What does it take to run a large business in the U.S. when you are an African American male? I think it's just surrounding yourself with good people and surrounding yourself with people that don't necessarily look like you or think like you. I don't want people that think the same way that I think. I want people that think differently who will challenge me. I love having a different mix of people in the room.
I also think it's about being a good business person, a good individual, someone that people respect, someone that they trust that if you make a commitment, you keep it. I think the key to my success is that my customer knows that. If there's a problem, then we're going to come up with a solution; we'll find a way to make it happen. I think probably the biggest thing is trust. My customer trusts me because it knows I'm going to do the right thing.

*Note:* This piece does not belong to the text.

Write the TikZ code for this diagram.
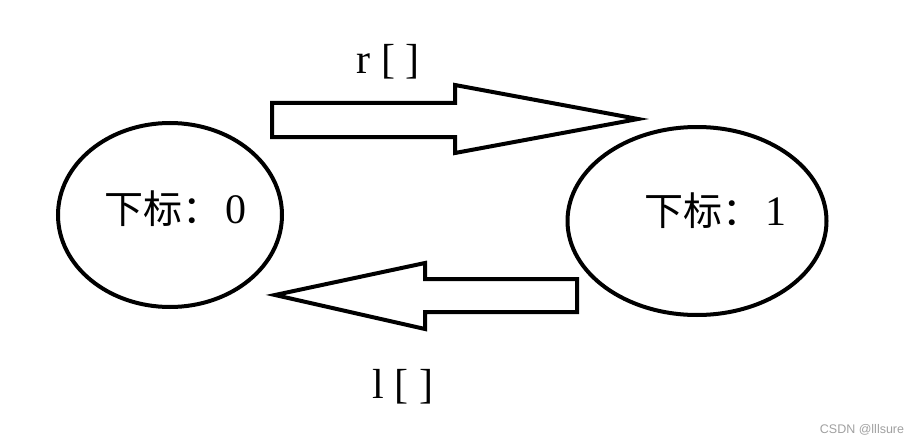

How do you achieve a work/family balance? I tell all of our associates: You've got to have a work/life balance, you've got to make sure that the time we put in here at work is efficient. I try to make sure that the time I put in here is efficient and the time I put in as a member of the boards that I sit on aligns with what's important to me, because you have to sacrifice an amount of time for that from your family and work. I try to make sure I have a good work and family balance, which is easy to say but harder to do.